Why Simple Technology Matters

In a world obsessed with cutting‑edge innovation, the signal fires at Salamis remind us that simplicity, when expertly integrated into strategy, can be revolutionary. A stack of dry wood, a bucket of pitch, and a trained eye on a hilltop allowed a scattered coalition of city‑states to out‑communicate an empire that stretched from India to the Balkans. The fires not only illuminated the dark straits; they illuminated the path to coordinated action under the most terrifying stress.

Revisiting the Battle Through the Lens of Communication

Modern historians increasingly see the Battle of Salamis not simply as a clash of ramming beaks and rowers but as a struggle for information dominance. As Ancient History Encyclopedia notes, the Persian invasion forced dozens of independent Greek states into an unprecedented alliance, and that alliance’s cohesion relied on trust—and trust relied on timely, accurate communication. Signal fires, though primitive, were the fibre‑optic cables of the 5th century BC. Their flame carried not only messages but the shared resolve that turned a defensive stand into a decisive victory.

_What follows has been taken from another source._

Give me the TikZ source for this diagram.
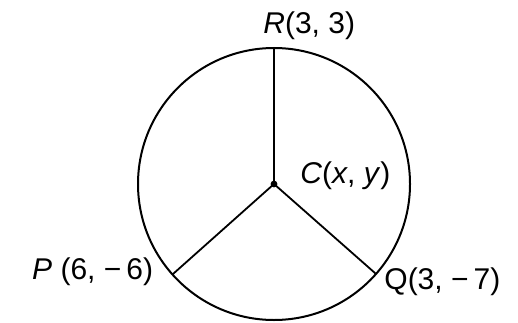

For anyone walking the hills of modern‑day Salamis or mainland Attica, the stone foundations of those ancient watchtowers still stand, often near chapels that have replaced the old pagan shrines. At sunset, it is easy to imagine a line of orange dots flickering along the ridge, each one a heartbeat in the nervous system of the Greek fleet. That image is the true legacy of the Battle of Salamis: the understanding that wars are won not only by courage and steel but by the ability to connect, coordinate, and act as one.